Другая и еще большая драгоценность была подарена ему морем, выбросившим ее на берег Коктебеля. Это небольшой, величиной с кулак, кусочек корабельного борта с медной обшивкой — в нем торчал медный гвоздь. Медный гвоздь древних греков! Волошин, любуясь даром Черного моря, говорил:

— А ведь это, может быть, обломок корабля Одиссея! — И, как бы внушая себе, что именно так и есть, повторял: — Вполне возможно, что именно Одиссеева корабля!

На антресолях у входа в его библиотеку-музей и происходила беседа с Волошиным о том, как выручить из беды Осипа Мандельштама, арестованного белогвардейцами летом 1920 года.

Вот что это была за история.

Мандельштам как-то взял у Волошина экземпляр «Божественной комедии» Данте — издание итальянского подлинника с параллельным переводом на французский язык — и, увы, затерял его. Это неудивительно при его тогдашней бродячей, неустроенной жизни. У него не было постоянного пристанища ни в Феодосии, ни в Коктебеле. А бывало еще, что он и брат его Александр9* нанимались работать на виноградниках где-нибудь в районе Коз и Отуз. И вот, раздобыв ничтожную толику денег, Мандельштам собрался уехать из Феодосии морем.

Волошин написал своему другу, начальнику Феодосийского порта, записку — просил в ней потребовать у Мандельштама «Божественную комедию». Добродушный начальник порта показал эту записку Мандельштаму.

Куда девался волошинский Данте, измученный Мандельштам понятия не имел. Но требование Волошина взорвало его.

Он написал оскорбительное, ругательное письмо Волошину9. Сначала он показал это письмо мне, даже писал его в моем присутствии за столиком в кафе «Фонтанчик». Я тщетно умолял Мандельштама не отправлять письмо. Подозреваю, что кроме меня это письмо он читал и другим. Очевидно, знал об этом письме и Илья Эренбург, у которого незадолго до этого произошла размолвка с Волошиным. (Эренбург с женой тоже жил в Коктебеле, но не у Волошина, а поблизости от него, на даче Харламова.)

Мандельштаму не удалось тогда уехать из Феодосии. По пути в порт он был неожиданно арестован белогвардейцами и брошен в тюрьму. Мандельштам всем и всегда казался подозрителен, должно быть благодаря своему виду вызывающе гордого нищего.
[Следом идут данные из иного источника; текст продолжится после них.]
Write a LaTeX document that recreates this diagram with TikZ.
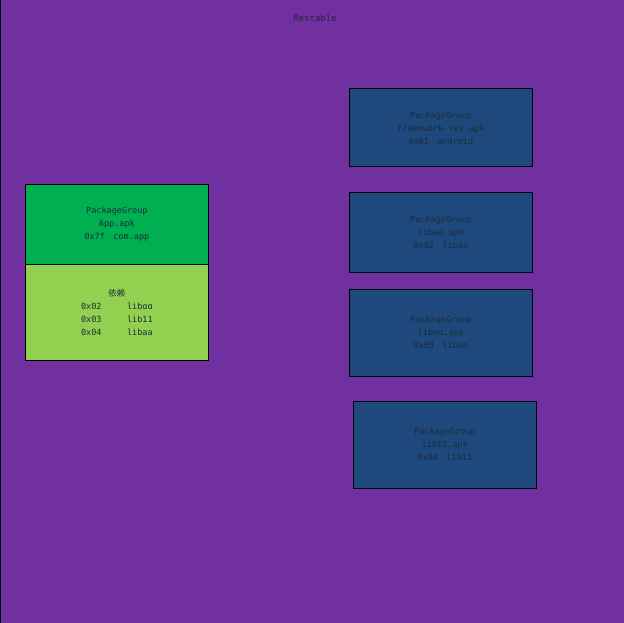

Майя Кудашева прибежала ко мне, потрясенная арестом Мандельштама. Кажется, ей сообщил о беде Александр — брат Осипа Эмильевича. Александр знал, что брат недавно рассорился с Максимилианом Волошиным, и обратиться к Волошину за помощью не решался. Да он и растерялся, бедняга. Отпала мысль и о том, что переговоры с Волошиным может взять на себя Эренбург. И Александр излил свое горе нашему общему другу Майе.

Она была маленькая, легкая и изящная женщина, но и при легкости своей запыхалась, бежав через весь город ко мне. Майя потребовала, чтобы я сейчас же, сию минуту вместе с ней отправился в Коктебель, для переговоров с Волошиным.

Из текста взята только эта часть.